PROBLEM TO WORK ON: Copy exactly, and only, the lines between the line holding "Generate a Python" and the line holding "grade_x = [0.22, 1.43, 4.27, 9.4, 12.86]", inclusive; skip the pictures.
---- GIVEN RECORDS
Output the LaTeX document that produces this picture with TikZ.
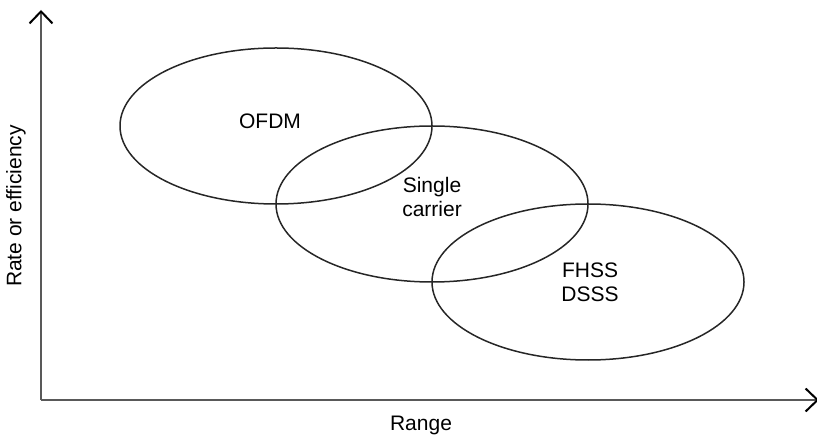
\documentclass[tikz,border=0pt]{standalone}
\usepackage{fontspec}
\setmainfont{Liberation Sans}
\usepackage{tikz}
\usetikzlibrary{arrows.meta}
\tikzset{lbl/.style={font=\fontsize{10.5}{12}\selectfont,align=center,inner sep=0pt}}

\begin{document}
\begin{tikzpicture}[x=.5pt,y=-.5pt,
rgn/.style={draw=black!85,line width=.75pt},
axis/.style={draw=black!65,line width=.7pt,-{Straight Barb[length=6pt,width=11.5pt,line width=1pt,color=black]}}]
\useasboundingbox (0,0) rectangle (817,437);
% axes
\coordinate (o) at (41,400);\coordinate (ytop) at (41,10);\coordinate (xend) at (819,400);
\draw[axis] (o)--(ytop);\draw[axis] (o)--(xend);
\node[lbl,rotate=90] (ylab) at (16,206) {Rate or efficiency};
\node[lbl] (xlab) at (421,425) {Range};
% overlapping regions
\draw[rgn] (276,126) ellipse [x radius=156,y radius=78];
\draw[rgn] (432,204) ellipse [x radius=156,y radius=78];
\draw[rgn] (588,282) ellipse [x radius=156,y radius=78];
\node[lbl] (ofdm) at (270,121) {OFDM};
\node[lbl] (sc) at (432,197) {Single\\carrier};
\node[lbl] (ss) at (590,282) {FHSS\\DSSS};
\end{tikzpicture}
\end{document}
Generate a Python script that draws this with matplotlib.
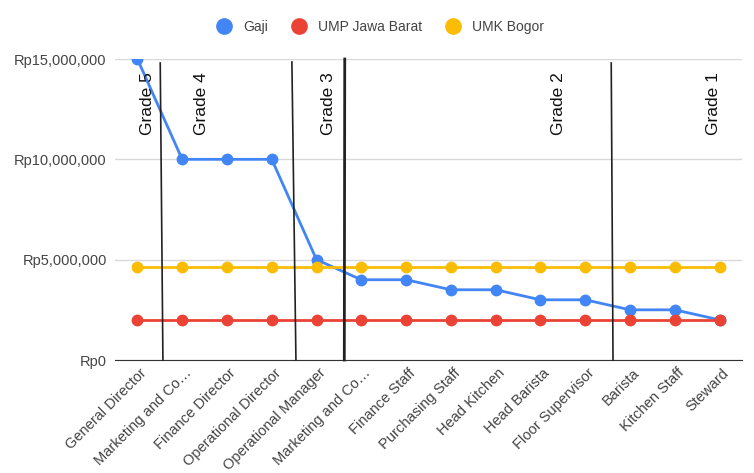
import numpy as np
import matplotlib
matplotlib.use("Agg")
import matplotlib.pyplot as plt
import matplotlib.ticker as mticker
import matplotlib.transforms as mtrans
from matplotlib.lines import Line2D

plt.rcParams["font.family"] = ["Liberation Sans", "DejaVu Sans"]

jabatan = ["General Director", "Marketing and Co\u2026", "Finance Director",
           "Operational Director", "Operational Manager", "Marketing and Co\u2026",
           "Finance Staff", "Purchasing Staff", "Head Kitchen", "Head Barista",
           "Floor Supervisor", "Barista", "Kitchen Staff", "Steward"]
gaji = [15000000, 10000000, 10000000, 10000000, 5000000, 4000000, 4000000,
        3500000, 3500000, 3000000, 3000000, 2500000, 2500000, 2000000]
ump_jabar = [1986670] * len(jabatan)
umk_bogor = [4639429] * len(jabatan)

# grade separators (x bottom, x top, y top) and grade labels
sep_lines = [(0.57, 0.51, 14.8e6), (3.54, 3.45, 14.85e6),
             (4.62, 4.63, 15.0e6), (10.62, 10.58, 14.8e6)]
sep_width = [1.2, 1.2, 2.0, 1.2]
grades = ["Grade 5", "Grade 4", "Grade 3", "Grade 2", "Grade 1"]
grade_x = [0.22, 1.43, 4.27, 9.4, 12.86]

c_gaji = "#4285F4"
c_ump = "#EA4335"
c_umk = "#FBBC04"

fig = plt.figure(figsize=(7.54, 4.73), dpi=100)
ax = fig.add_axes([115/754, 113/473, 627/754, 301/473])

x = np.arange(len(jabatan))
for vals, col, lab in [(gaji, c_gaji, "Gaji"), (ump_jabar, c_ump, "UMP Jawa Barat"),
                       (umk_bogor, c_umk, "UMK Bogor")]:
    ax.plot(x, vals, color=col, lw=2, marker="o", ms=7.5, label=lab, zorder=3)

for (xb, xt, yt), w in zip(sep_lines, sep_width):
    ax.plot([xb, xt], [0, yt], color="#222222", lw=w, zorder=4, clip_on=False)

for g, gx in zip(grades, grade_x):
    ax.text(gx, 14.35e6, g, rotation=90, ha="center", va="top",
            fontsize=12.5, color="#111111", zorder=5)

ax.set_xlim(-0.5, len(jabatan) - 0.5)
ax.set_ylim(0, 15e6)
ax.yaxis.set_major_locator(mticker.MultipleLocator(5e6))
ax.yaxis.set_major_formatter(mticker.FuncFormatter(lambda v, p: "Rp{:,.0f}".format(v)))
ax.grid(axis="y", color="#d9d9d9", lw=1, zorder=0)
ax.set_axisbelow(True)
for s in ["top", "right", "left"]:
    ax.spines[s].set_visible(False)
ax.spines["bottom"].set_color("#333333")
ax.spines["bottom"].set_zorder(2)
ax.tick_params(axis="both", length=0, colors="#444444", labelsize=10.5)
ax.tick_params(axis="y", pad=6)

ax.set_xticks(x)
ax.set_xticklabels(jabatan, rotation=45, ha="right", va="top", rotation_mode="anchor")
offset = mtrans.ScaledTranslation(2/100, -1/100, fig.dpi_scale_trans)
for t in ax.get_xticklabels():
    t.set_transform(t.get_transform() + offset)

handles = [Line2D([], [], color=c, marker="o", ls="none", ms=11)
           for c in (c_gaji, c_ump, c_umk)]
fig.legend(handles, ["Gaji", "UMP Jawa Barat", "UMK Bogor"], loc="center",
           bbox_to_anchor=(0.5, 1 - 27/473), ncol=3, frameon=False,
           fontsize=10, handletextpad=0.4, columnspacing=1.2,
           labelcolor="#444444")

fig.savefig("out.png", dpi=100)
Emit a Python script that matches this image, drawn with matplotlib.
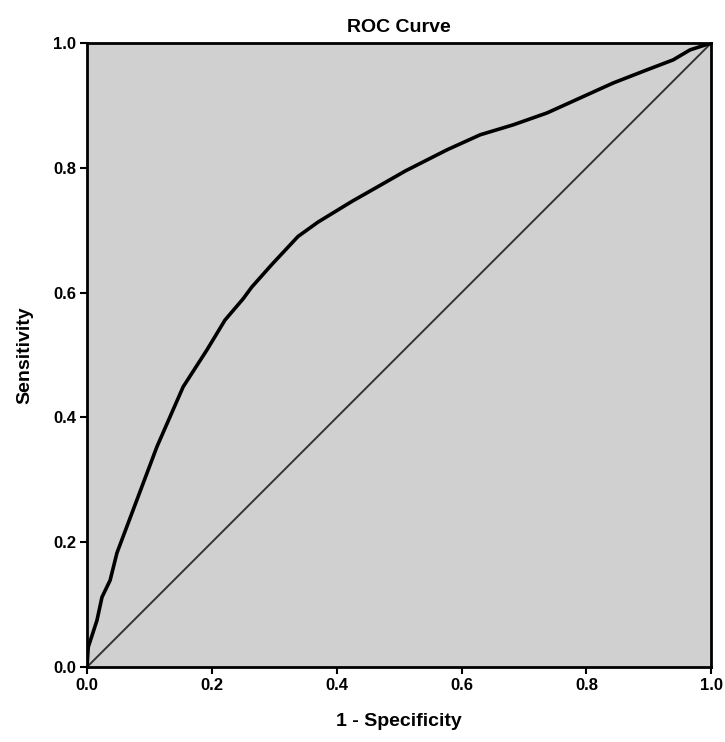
import numpy as np
import matplotlib
matplotlib.use("Agg")
import matplotlib.pyplot as plt

# ROC curve points
fpr = [0.0, 0.002, 0.016, 0.024, 0.037, 0.048, 0.08, 0.112, 0.154, 0.192,
       0.221, 0.25, 0.264, 0.296, 0.338, 0.37, 0.424, 0.461, 0.51, 0.577,
       0.63, 0.683, 0.737, 0.79, 0.843, 0.897, 0.939, 0.966, 1.0]
tpr = [0.0, 0.032, 0.075, 0.112, 0.139, 0.183, 0.268, 0.353, 0.449, 0.508,
       0.556, 0.59, 0.609, 0.645, 0.69, 0.713, 0.746, 0.767, 0.795, 0.829,
       0.853, 0.869, 0.888, 0.912, 0.936, 0.957, 0.973, 0.989, 1.0]

# reference line
ref = [0.0, 1.0]

ticks = [0.0, 0.2, 0.4, 0.6, 0.8, 1.0]
tick_labels = ["0.0", "0.2", "0.4", "0.6", "0.8", "1.0"]

plt.rcParams['font.family'] = ['Liberation Sans', 'DejaVu Sans']

fig = plt.figure(figsize=(7.25, 7.42), dpi=100)
ax = fig.add_axes([0.12, 0.101, 0.861, 0.841])
ax.set_facecolor('#d0d0d0')

ax.plot(ref, ref, color='#333333', linewidth=1.4)
ax.plot(fpr, tpr, color='black', linewidth=2.6, solid_joinstyle='round')

ax.set_xlim(0, 1)
ax.set_ylim(0, 1)
ax.set_xticks(ticks)
ax.set_xticklabels(tick_labels)
ax.set_yticks(ticks)
ax.set_yticklabels(tick_labels)
ax.tick_params(direction='out', length=5, width=1.5, labelsize=12, pad=3)
for lbl in ax.get_xticklabels() + ax.get_yticklabels():
    lbl.set_fontweight('bold')

for s in ax.spines.values():
    s.set_linewidth(2)
    s.set_color('black')

ax.set_title("ROC Curve", fontsize=14, fontweight='bold', pad=8)
ax.set_xlabel("1 - Specificity", fontsize=14, fontweight='bold', labelpad=14)
ax.set_ylabel("Sensitivity", fontsize=14, fontweight='bold', labelpad=14)

fig.savefig("out.png", dpi=100)
plt.close(fig)
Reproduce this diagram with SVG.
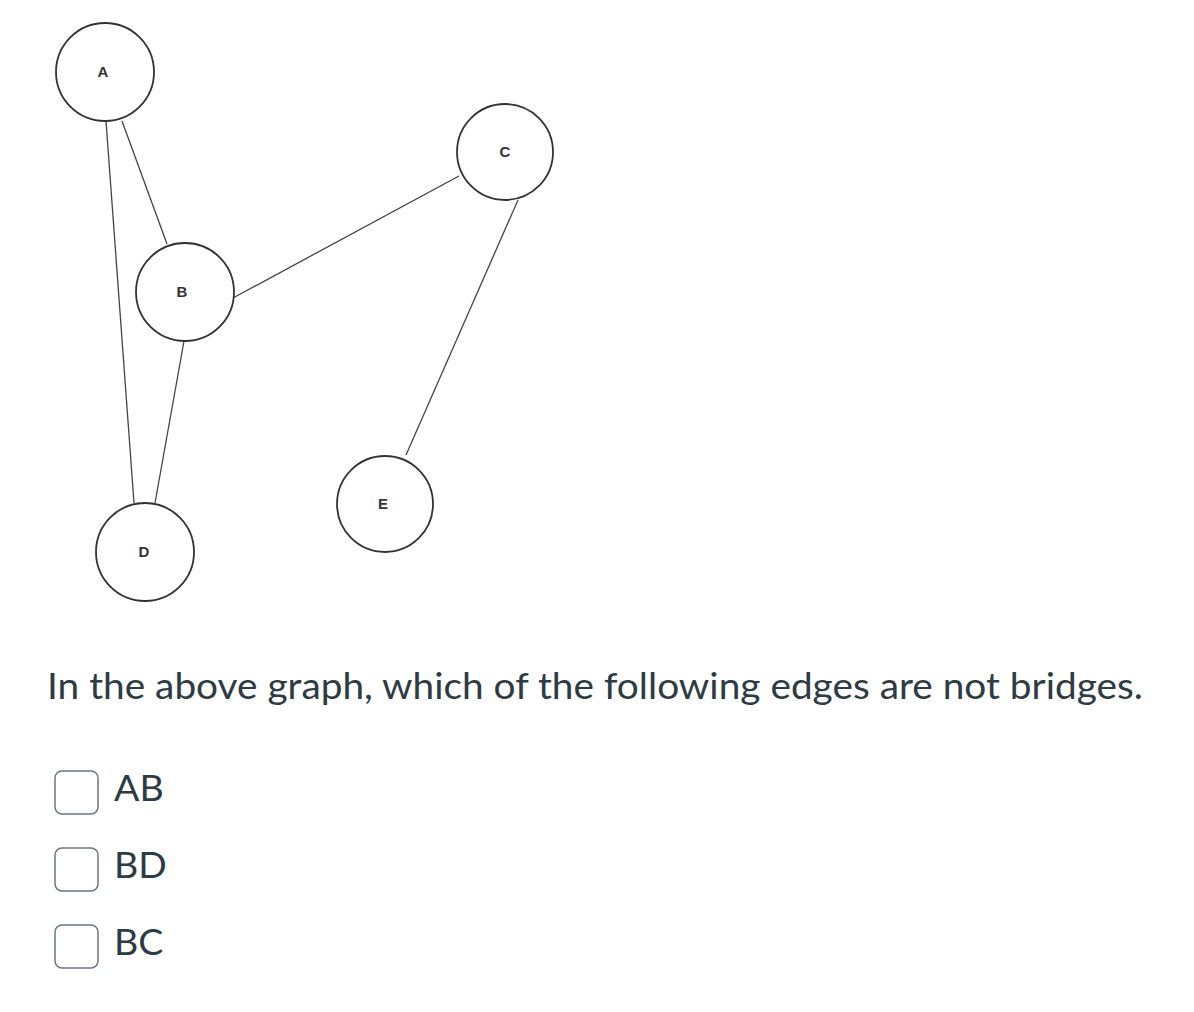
<svg xmlns="http://www.w3.org/2000/svg" width="1194" height="1012" viewBox="0 0 1194 1012">
<style>
.n{fill:#fff;stroke:#333;stroke-width:1.8}
.nl{font-family:"Liberation Sans",Arial,sans-serif;font-size:15px;font-weight:bold;fill:#333;text-anchor:middle}
.e{stroke:#444;stroke-width:1.3;fill:none}
.t{font-family:Lato,"Liberation Sans",sans-serif;font-size:37.5px;fill:#2d3b45}
.cb{fill:#fff;stroke:#6b7780;stroke-width:1.5}
</style>
<rect width="1194" height="1012" fill="#fff"/>
<g id="edges">
<line class="e" x1="122" y1="121" x2="167" y2="244"/>
<line class="e" x1="106" y1="121" x2="134" y2="503"/>
<line class="e" x1="233" y1="298" x2="459" y2="176"/>
<line class="e" x1="184" y1="341" x2="155" y2="503"/>
<line class="e" x1="518" y1="200" x2="406" y2="455"/>
</g>
<g id="A"><circle class="n" cx="105" cy="72" r="49"/><text class="nl" x="103" y="77">A</text></g>
<g id="C"><circle class="n" cx="505" cy="152" r="48"/><text class="nl" x="505" y="157">C</text></g>
<g id="B"><circle class="n" cx="185" cy="292" r="49"/><text class="nl" x="182" y="297">B</text></g>
<g id="E"><circle class="n" cx="385" cy="504" r="48"/><text class="nl" x="383" y="509">E</text></g>
<g id="D"><circle class="n" cx="145" cy="552" r="49"/><text class="nl" x="144" y="557">D</text></g>
<text class="t" x="47" y="699" textLength="1096" lengthAdjust="spacingAndGlyphs">In the above graph, which of the following edges are not bridges.</text>
<g id="opt1"><rect class="cb" x="55" y="771" width="43" height="43" rx="7"/><text class="t" x="114" y="801">AB</text></g>
<g id="opt2"><rect class="cb" x="55" y="848" width="43" height="43" rx="7"/><text class="t" x="114" y="878">BD</text></g>
<g id="opt3"><rect class="cb" x="55" y="925" width="43" height="43" rx="7"/><text class="t" x="114" y="955">BC</text></g>
</svg>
--------
SOLVED EXERCISE:
Generate a Python script that draws this with matplotlib.
import numpy as np
import matplotlib
matplotlib.use("Agg")
import matplotlib.pyplot as plt
import matplotlib.ticker as mticker
import matplotlib.transforms as mtrans
from matplotlib.lines import Line2D

plt.rcParams["font.family"] = ["Liberation Sans", "DejaVu Sans"]

jabatan = ["General Director", "Marketing and Co\u2026", "Finance Director",
           "Operational Director", "Operational Manager", "Marketing and Co\u2026",
           "Finance Staff", "Purchasing Staff", "Head Kitchen", "Head Barista",
           "Floor Supervisor", "Barista", "Kitchen Staff", "Steward"]
gaji = [15000000, 10000000, 10000000, 10000000, 5000000, 4000000, 4000000,
        3500000, 3500000, 3000000, 3000000, 2500000, 2500000, 2000000]
ump_jabar = [1986670] * len(jabatan)
umk_bogor = [4639429] * len(jabatan)

# grade separators (x bottom, x top, y top) and grade labels
sep_lines = [(0.57, 0.51, 14.8e6), (3.54, 3.45, 14.85e6),
             (4.62, 4.63, 15.0e6), (10.62, 10.58, 14.8e6)]
sep_width = [1.2, 1.2, 2.0, 1.2]
grades = ["Grade 5", "Grade 4", "Grade 3", "Grade 2", "Grade 1"]
grade_x = [0.22, 1.43, 4.27, 9.4, 12.86]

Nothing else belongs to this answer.